Rows from a dataset of charts and code>
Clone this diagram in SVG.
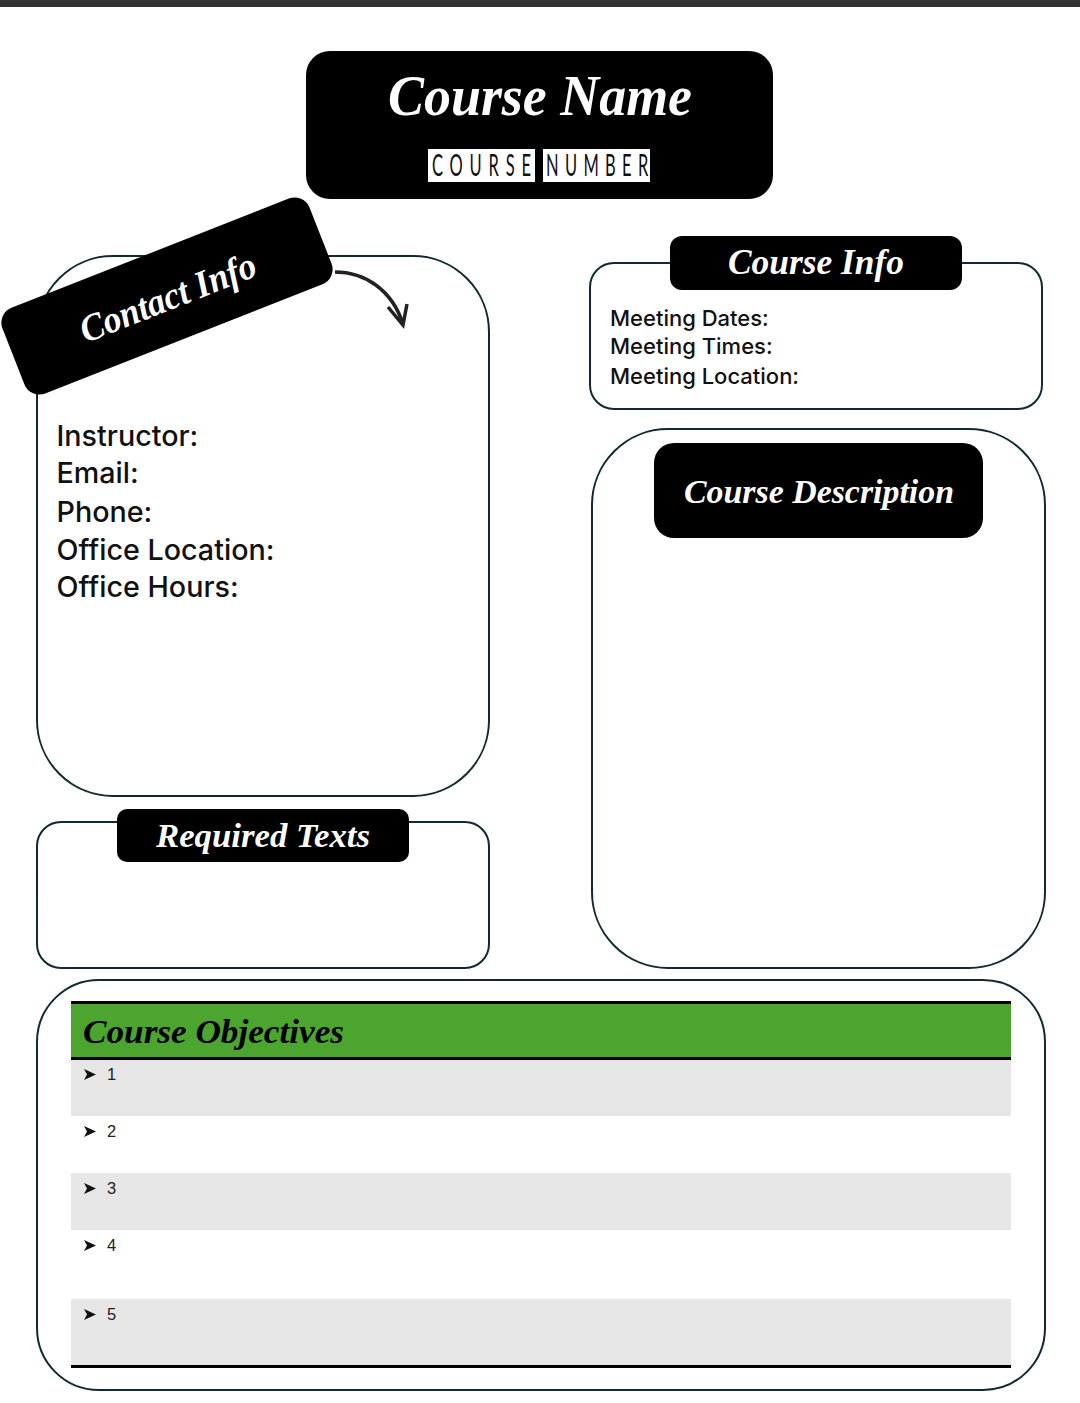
<svg xmlns="http://www.w3.org/2000/svg" width="1080" height="1403" viewBox="0 0 1080 1403">
<style>
.box{fill:none;stroke:#0f2a30;stroke-width:2}
.tag{fill:#000}
.script{font-family:"Liberation Serif",serif;font-style:italic;font-weight:bold;fill:#fff}
.body{font-family:"Inter","Liberation Sans",sans-serif;font-weight:500;fill:#111}
.num{font-family:"Liberation Sans",sans-serif;font-size:16.5px;fill:#222}
.cn{font-family:"Lato","Liberation Sans",sans-serif;font-size:30px;font-weight:400;fill:#111}
.bul{fill:#111}
</style>
<rect width="1080" height="1403" fill="#fff"/>
<rect width="1080" height="7" fill="#333"/>
<g id="contact-box"><rect class="box" x="37" y="256" width="452" height="540" rx="76"/></g>
<g id="course-title">
<rect class="tag" x="306" y="51" width="467" height="148" rx="24"/>
<text class="script" x="540" y="115" font-size="56" text-anchor="middle" textLength="304" lengthAdjust="spacingAndGlyphs">Course Name</text>
<rect x="428" y="149" width="107" height="33" fill="#fff"/>
<rect x="543" y="149" width="107" height="33" fill="#fff"/>
<text class="cn" transform="translate(432 176) scale(.55 1)" textLength="180" lengthAdjust="spacing">COURSE</text>
<text class="cn" transform="translate(546 176) scale(.55 1)" textLength="186" lengthAdjust="spacing">NUMBER</text>
</g>
<g id="contact-info">
<rect class="tag" x="2" y="250" width="330" height="92" rx="16" transform="rotate(-21.5 167 296)"/>
<text class="script" x="168" y="310" font-size="38" text-anchor="middle" textLength="186" lengthAdjust="spacingAndGlyphs" transform="rotate(-21.5 168 298)">Contact Info</text>
<text class="body" font-size="28.7"><tspan x="56.5" y="446">Instructor:</tspan><tspan x="56.5" y="483">Email:</tspan><tspan x="56.5" y="522">Phone:</tspan><tspan x="56.5" y="560">Office Location:</tspan><tspan x="56.5" y="597">Office Hours:</tspan></text>
</g>
<g id="course-info">
<rect class="box" x="590" y="263" width="452" height="146" rx="24"/>
<rect class="tag" x="670" y="236" width="292" height="54" rx="12"/>
<text class="script" x="816" y="274" font-size="36" text-anchor="middle" textLength="176" lengthAdjust="spacingAndGlyphs">Course Info</text>
<text class="body" font-size="22"><tspan x="610" y="326">Meeting Dates:</tspan><tspan x="610" y="354">Meeting Times:</tspan><tspan x="610" y="384">Meeting Location:</tspan></text>
</g>
<g id="course-description">
<rect class="box" x="592" y="429" width="453" height="539" rx="76"/>
<rect class="tag" x="654" y="443" width="329" height="95" rx="20"/>
<text class="script" x="819" y="503" font-size="34" text-anchor="middle" textLength="270" lengthAdjust="spacingAndGlyphs">Course Description</text>
</g>
<g id="required-texts">
<rect class="box" x="37" y="822" width="452" height="146" rx="24"/>
<rect class="tag" x="117" y="809" width="292" height="53" rx="10"/>
<text class="script" x="263" y="847" font-size="34" text-anchor="middle" textLength="214" lengthAdjust="spacingAndGlyphs">Required Texts</text>
</g>
<g id="course-objectives">
<rect class="box" x="37" y="980" width="1008" height="410" rx="62"/>
<rect x="71" y="1003" width="940" height="55" fill="#4ca52f"/>
<rect x="71" y="1059" width="940" height="57" fill="#e6e6e6"/>
<rect x="71" y="1173" width="940" height="57" fill="#e6e6e6"/>
<rect x="71" y="1299" width="940" height="67" fill="#e6e6e6"/>
<rect x="71" y="1001" width="940" height="3" fill="#000"/>
<rect x="71" y="1057" width="940" height="3" fill="#000"/>
<rect x="71" y="1365" width="940" height="3" fill="#000"/>
<text class="script" x="83" y="1043" font-size="34" textLength="261" lengthAdjust="spacingAndGlyphs" style="fill:#000">Course Objectives</text>
<defs><path id="b" d="M0 0L12 5.5L0 11L3 5.5Z"/></defs>
<use href="#b" class="bul" x="84" y="1069"/><text class="num" x="107" y="1080">1</text>
<use href="#b" class="bul" x="84" y="1126"/><text class="num" x="107" y="1137">2</text>
<use href="#b" class="bul" x="84" y="1183"/><text class="num" x="107" y="1194">3</text>
<use href="#b" class="bul" x="84" y="1240"/><text class="num" x="107" y="1251">4</text>
<use href="#b" class="bul" x="84" y="1309"/><text class="num" x="107" y="1320">5</text>
</g>
<g id="connectors">
<path d="M335 272C365 272 392 290 403 324" fill="none" stroke="#222" stroke-width="3.5"/>
<path d="M388 307L403 325L407 304" fill="none" stroke="#222" stroke-width="3.5"/>
</g>
</svg>
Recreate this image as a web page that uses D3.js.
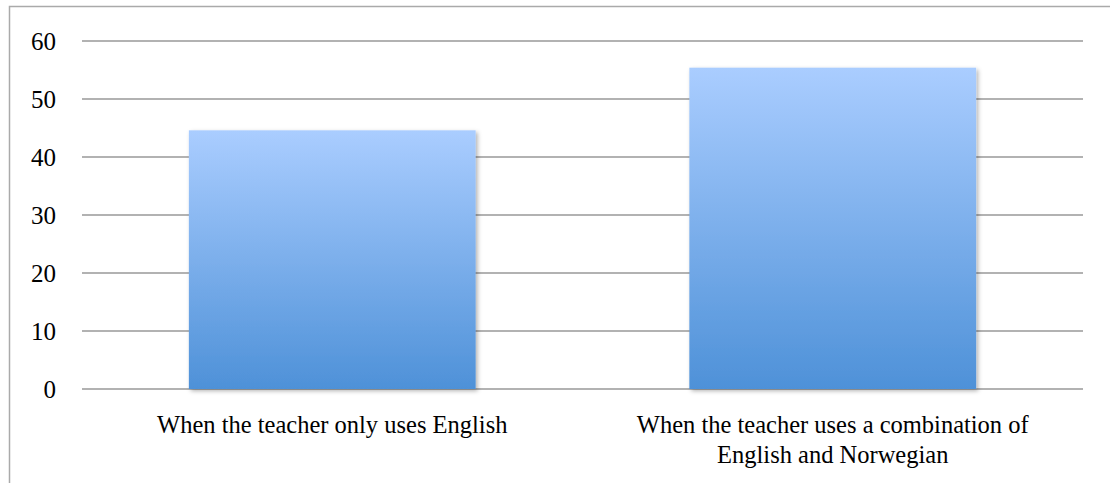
<!DOCTYPE html>
<html>
<head>
<meta charset="utf-8">
<script src="https://cdn.jsdelivr.net/npm/d3@7"></script>
<style>
  html, body { margin: 0; padding: 0; background: #fff; }
  svg { display: block; }
  text { font-family: "Liberation Serif", "DejaVu Serif", serif; fill: #000; }
</style>
</head>
<body>
<div id="vis"></div>
<script>
// data
const categories = [
  ["When the teacher only uses English"],
  ["When the teacher uses a combination of", "English and Norwegian"]
];
const values = [44.6, 55.4];
const yTicks = [0, 10, 20, 30, 40, 50, 60];

const W = 1110, H = 483;
const margin = { top: 41, right: 27, bottom: 94, left: 82 };
const width = W - margin.left - margin.right,
      height = H - margin.top - margin.bottom;

const svg = d3.select("#vis").append("svg")
  .attr("width", W).attr("height", H);

// outer frame (continues past right/bottom edge)
svg.append("rect")
  .attr("x", 9.5).attr("y", 6.5)
  .attr("width", W + 20).attr("height", H + 20)
  .attr("fill", "none").attr("stroke", "#aaa").attr("stroke-width", 1.5);

const defs = svg.append("defs");
const grad = defs.append("linearGradient")
  .attr("id", "barGrad").attr("x1", 0).attr("y1", 0).attr("x2", 0).attr("y2", 1);
grad.append("stop").attr("offset", "0%").attr("stop-color", "#aacdff");
grad.append("stop").attr("offset", "100%").attr("stop-color", "#4e91d8");

const shadow = defs.append("filter").attr("id", "shadow")
  .attr("x", "-10%").attr("y", "-10%").attr("width", "120%").attr("height", "120%");
shadow.append("feDropShadow")
  .attr("dx", 2).attr("dy", 2).attr("stdDeviation", 2)
  .attr("flood-color", "#000").attr("flood-opacity", 0.3);

const g = svg.append("g")
  .attr("transform", "translate(" + margin.left + "," + margin.top + ")");

const x = d3.scaleBand()
  .domain(d3.range(categories.length))
  .range([0, width])
  .paddingInner(0.427)
  .paddingOuter(0.2135);

const y = d3.scaleLinear().domain([0, 60]).range([height, 0]);

// gridlines
g.append("g")
  .selectAll("line")
  .data(yTicks)
  .enter()
  .append("line")
  .attr("x1", 0).attr("x2", width)
  .attr("y1", d => y(d)).attr("y2", d => y(d))
  .attr("stroke", "#999").attr("stroke-width", 1.5);

// y tick labels
g.append("g")
  .selectAll("text")
  .data(yTicks)
  .enter()
  .append("text")
  .attr("x", -26)
  .attr("y", d => y(d))
  .attr("dy", "0.35em")
  .attr("text-anchor", "end")
  .style("font-size", "25px")
  .text(d => d);

// bars
g.append("g")
  .selectAll("rect")
  .data(values)
  .enter()
  .append("rect")
  .attr("x", (d, i) => x(i))
  .attr("y", d => y(d))
  .attr("width", x.bandwidth())
  .attr("height", d => height - y(d))
  .attr("fill", "url(#barGrad)")
  .attr("filter", "url(#shadow)");

// category labels
const lab = g.append("g")
  .selectAll("text")
  .data(categories)
  .enter()
  .append("text")
  .attr("x", (d, i) => x(i) + x.bandwidth() / 2)
  .attr("y", height + 44)
  .attr("text-anchor", "middle")
  .style("font-size", "24.5px");

lab.selectAll("tspan")
  .data(d => d)
  .enter()
  .append("tspan")
  .attr("x", function() { return this.parentNode.getAttribute("x"); })
  .attr("dy", (d, i) => i === 0 ? 0 : 30)
  .text(d => d);
</script>
</body>
</html>
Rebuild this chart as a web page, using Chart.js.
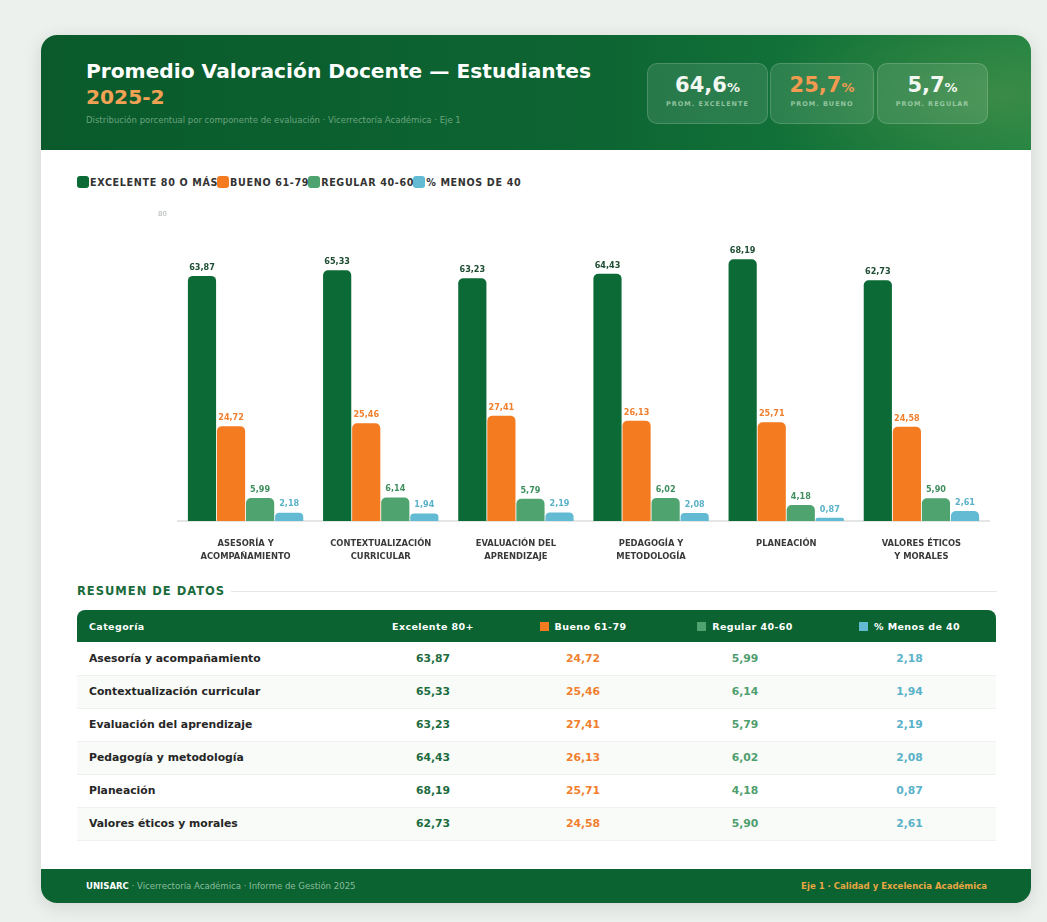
<!DOCTYPE html>
<html lang="es">
<head>
<meta charset="utf-8">
<title>Promedio Valoración Docente — Estudiantes 2025-2</title>
<script src="https://cdn.jsdelivr.net/npm/chart.js@4.4.1/dist/chart.umd.min.js"></script>
<style>
  * { box-sizing: border-box; margin: 0; padding: 0; }
  body { width: 1047px; height: 922px; background: #edf1ed; font-family: 'DejaVu Sans', sans-serif; position: relative; overflow: hidden; }
  .card { position: absolute; left: 41px; top: 35px; width: 990px; height: 868px; background: #fff; border-radius: 16px; box-shadow: 0 4px 18px rgba(0,0,0,.12); overflow: hidden; }
  .head { position: absolute; left: 0; top: 0; width: 990px; height: 115px;
          background: radial-gradient(ellipse 240px 110px at 960px 60px, rgba(150,170,90,.28), transparent),
                      linear-gradient(90deg, #0a5a2c 0%, #0d6532 55%, #17803f 100%); }
  .title { position: absolute; left: 45px; top: 23px; color: #fff; font-weight: bold; font-size: 20.2px; line-height: 26px; }
  .title .yr { color: #f2a255; }
  .sub { position: absolute; left: 45px; top: 80px; color: rgba(200,230,205,.5); font-size: 8.5px; }
  .kpi { position: absolute; top: 28px; height: 61px; border-radius: 10px; background: rgba(255,255,255,.11); border: 1px solid rgba(255,255,255,.16); text-align: center; }
  .kpi .v { margin-top: 9px; font-size: 21px; font-weight: bold; color: #f2f7f2; }
  .kpi .v small { font-size: 13px; }
  .kpi .l { margin-top: 3px; font-size: 6.5px; font-weight: bold; letter-spacing: 1px; color: rgba(190,225,195,.7); }
  .legend { position: absolute; left: 36px; top: 141px; display: flex; align-items: center; font-size: 9.6px; font-weight: bold; color: #333; letter-spacing: .65px; }
  .legend span.b { width: 12px; height: 12px; border-radius: 3px; display: inline-block; margin-right: 1px; }
  .legend span.t { margin-right: -1px; }
  .chartbox { position: absolute; left: 107px; top: 165px; width: 850px; height: 370px; }
  .sect { position: absolute; left: 36px; top: 549px; width: 920px; display: flex; align-items: center; font-size: 11.5px; font-weight: bold; color: #1a6b3c; letter-spacing: 1px; }
  .sect::after { content: ''; flex: 1; height: 1px; background: #e3e8e3; margin-left: 6px; }
  table { position: absolute; left: 36px; top: 575px; width: 919px; border-collapse: collapse; font-size: 10.8px; }
  th { background: #0a6331; color: #fff; font-weight: bold; height: 32px; font-size: 9.5px; letter-spacing: .4px; text-align: center; }
  th:first-child { text-align: left; padding-left: 12px; border-top-left-radius: 8px; }
  th:last-child { border-top-right-radius: 8px; }
  th i { display: inline-block; width: 9px; height: 9px; margin-right: 6px; vertical-align: -1px; }
  td { height: 33px; text-align: center; font-weight: bold; border-bottom: 1px solid #eef1ee; }
  td:first-child { text-align: left; padding-left: 12px; color: #262626; }
  tbody tr:nth-child(even) td { background: #f8fbf8; }
  td.e { color: #1c6b3e; } td.b { color: #f07f2e; } td.r { color: #4f9e6e; } td.m { color: #5ab2c9; }
  .foot { position: absolute; left: 0; bottom: 0; width: 990px; height: 34px; background: #0a6331; font-family: 'DejaVu Sans Condensed', sans-serif; font-size: 9.5px; }
  .foot .lft { position: absolute; left: 45px; top: 11px; color: rgba(200,225,205,.7); }
  .foot .lft b { color: #fff; }
  .foot .rgt { position: absolute; right: 44px; top: 11px; color: #e9a642; font-weight: bold; }
</style>
</head>
<body>
<div class="card">
  <div class="head">
    <div class="title">Promedio Valoración Docente — Estudiantes<br><span class="yr">2025-2</span></div>
    <div class="sub">Distribución porcentual por componente de evaluación · Vicerrectoría Académica · Eje 1</div>
    <div class="kpi" style="left:606px;width:121px"><div class="v">64,6<small>%</small></div><div class="l">PROM. EXCELENTE</div></div>
    <div class="kpi" style="left:729px;width:104px"><div class="v" style="color:#f29a50">25,7<small>%</small></div><div class="l">PROM. BUENO</div></div>
    <div class="kpi" style="left:836px;width:111px"><div class="v">5,7<small>%</small></div><div class="l">PROM. REGULAR</div></div>
  </div>

  <div class="legend" id="legend"></div>
  <div class="chartbox"><canvas id="chart"></canvas></div>

  <div class="sect">RESUMEN DE DATOS</div>
  <table id="tbl"></table>

  <div class="foot">
    <div class="lft"><b>UNISARC</b> · Vicerrectoría Académica · Informe de Gestión 2025</div>
    <div class="rgt">Eje 1 · Calidad y Excelencia Académica</div>
  </div>
</div>

<script>
// ── DATA ─────────────────────────────────────────────
const categories = [
  'Asesoría y acompañamiento',
  'Contextualización curricular',
  'Evaluación del aprendizaje',
  'Pedagogía y metodología',
  'Planeación',
  'Valores éticos y morales'
];
const axisLabels = [
  ['ASESORÍA Y', 'ACOMPAÑAMIENTO'],
  ['CONTEXTUALIZACIÓN', 'CURRICULAR'],
  ['EVALUACIÓN DEL', 'APRENDIZAJE'],
  ['PEDAGOGÍA Y', 'METODOLOGÍA'],
  'PLANEACIÓN',
  ['VALORES ÉTICOS', 'Y MORALES']
];
const excelente = [63.87, 65.33, 63.23, 64.43, 68.19, 62.73];
const bueno     = [24.72, 25.46, 27.41, 26.13, 25.71, 24.58];
const regular   = [5.99, 6.14, 5.79, 6.02, 4.18, 5.90];
const menos40   = [2.18, 1.94, 2.19, 2.08, 0.87, 2.61];
const seriesNames = ['Excelente 80 o más', 'Bueno 61-79', 'Regular 40-60', '% Menos de 40'];
const tableHeads  = ['Categoría', 'Excelente 80+', 'Bueno 61-79', 'Regular 40-60', '% Menos de 40'];
const yTicks = [0, 80];

// ── STYLE ────────────────────────────────────────────
const barColors   = ['#0b6a36', '#f47b20', '#4fa36f', '#62bad3'];
const labelColors = ['#1e4d33', '#f07f2e', '#3f8f5f', '#5ab2c9'];
const fmt = v => v.toFixed(2).replace('.', ',');

// HTML legend
const legendEl = document.getElementById('legend');
seriesNames.forEach((n, i) => {
  legendEl.insertAdjacentHTML('beforeend',
    `<span class="b" style="background:${barColors[i]}"></span><span class="t">${n.toUpperCase()}</span>`);
});

// Table
const tbl = document.getElementById('tbl');
const widths = [290, 132, 168, 156, 173];
let html = '<thead><tr>' + tableHeads.map((h, i) =>
  `<th style="width:${widths[i]}px">${i > 1 ? `<i style="background:${barColors[i - 1]}"></i>` : ''}${h}</th>`).join('') + '</tr></thead><tbody>';
categories.forEach((c, i) => {
  html += `<tr><td>${c}</td><td class="e">${fmt(excelente[i])}</td><td class="b">${fmt(bueno[i])}</td>` +
          `<td class="r">${fmt(regular[i])}</td><td class="m">${fmt(menos40[i])}</td></tr>`;
});
tbl.innerHTML = html + '</tbody>';

// Value labels above bars
const valueLabels = {
  id: 'valueLabels',
  afterDatasetsDraw(chart) {
    const { ctx } = chart;
    ctx.save();
    ctx.font = "bold 9px 'DejaVu Sans Condensed', sans-serif";
    ctx.textAlign = 'center';
    ctx.textBaseline = 'bottom';
    chart.data.datasets.forEach((ds, di) => {
      ctx.fillStyle = labelColors[di];
      chart.getDatasetMeta(di).data.forEach((bar, i) => {
        ctx.fillText(fmt(ds.data[i]), bar.x, bar.y - 4);
      });
    });
    ctx.restore();
  }
};

const seriesData = [excelente, bueno, regular, menos40];

new Chart(document.getElementById('chart'), {
  type: 'bar',
  data: {
    labels: axisLabels,
    datasets: seriesNames.map((n, i) => ({
      label: n,
      data: seriesData[i],
      backgroundColor: barColors[i],
      borderRadius: 5,
      borderSkipped: 'bottom',
      barPercentage: 0.97,
      categoryPercentage: 0.86,
    })),
  },
  options: {
    responsive: true,
    maintainAspectRatio: false,
    animation: false,
    layout: { padding: { top: 14, right: 9, bottom: 5, left: 0 } },
    plugins: { legend: { display: false }, tooltip: { enabled: false } },
    scales: {
      x: {
        grid: { display: false },
        border: { display: true, color: '#e3e6e3', width: 2 },
        ticks: {
          color: '#3a3a3a',
          padding: 9,
          font: { family: "'DejaVu Sans Condensed', sans-serif", size: 9.3, weight: 'bold', lineHeight: 1.3 },
          maxRotation: 0,
          autoSkip: false,
        },
        afterFit: s => { s.height = 44; },
      },
      y: {
        min: 0,
        max: 80,
        grid: { display: false },
        border: { display: false },
        afterBuildTicks: s => { s.ticks = yTicks.map(v => ({ value: v })); },
        ticks: {
          color: '#c4c8c4',
          font: { size: 8, weight: 'bold' },
          callback: v => (v === 80 ? '80' : ''),
        },
        afterFit: s => { s.width = 30; },
      },
    },
  },
  plugins: [valueLabels],
});
</script>
</body>
</html>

Request> Of the lines above, copy only those from the one holding "Recreate this image" to the one holding "const yTicks = [0, 10, 20, 30, 40, 50, 60];", both included, and exclude every image.

Complete response>
Recreate this image as a web page that uses D3.js.
<!DOCTYPE html>
<html>
<head>
<meta charset="utf-8">
<script src="https://cdn.jsdelivr.net/npm/d3@7"></script>
<style>
  html, body { margin: 0; padding: 0; background: #fff; }
  svg { display: block; }
  text { font-family: "Liberation Serif", "DejaVu Serif", serif; fill: #000; }
</style>
</head>
<body>
<div id="vis"></div>
<script>
// data
const categories = [
  ["When the teacher only uses English"],
  ["When the teacher uses a combination of", "English and Norwegian"]
];
const values = [44.6, 55.4];
const yTicks = [0, 10, 20, 30, 40, 50, 60];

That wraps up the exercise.